A task force created by Gov. Arnold Schwarzenegger in 2007 redrafted execution procedures to ensure proper administration of the drugs and to improve staff training.

The new procedures address the specific deficiencies noted by Fogel "to ensure that the condemned inmate is rendered unconscious and remains unconscious during the lethal injection process" and that the procedure "will result in the dignified end of life for the condemned inmate."

But before Fogel could review the changes, Morales' attorneys brought another challenge in Marin County, where San Quentin is located, arguing that the new protocols were illegal because the state had bypassed a statutory period for public comment.

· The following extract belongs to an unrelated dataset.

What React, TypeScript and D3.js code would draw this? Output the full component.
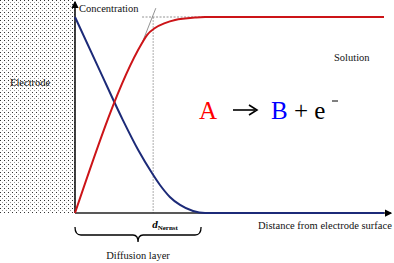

A Marin County judge and a state appeals panel agreed, prompting state officials who want executions resumed to concede the procedural point and post the protocols rather than spend more time fighting in court.

Californians have until June 30 to send their written views on the procedures to the corrections department or air them during a six-hour public hearing in Sacramento on the final day of the comment period.

"Comments received that are not related specifically to the process itself as presented in the text, such as the constitutionality, legality, or morality of the death penalty itself, will not receive a specific response from the department," state officials noted as they initiated the comment period.

If further revisions are deemed necessary after review of the public comments, it could be at least two months before the protocols are formally adopted and the Marin County case is closed.

Fogel would then hold hearings to determine whether the new protocols remove the possibility of lethal injection resulting in cruel and unusual punishment, as prohibited by the 8th Amendment.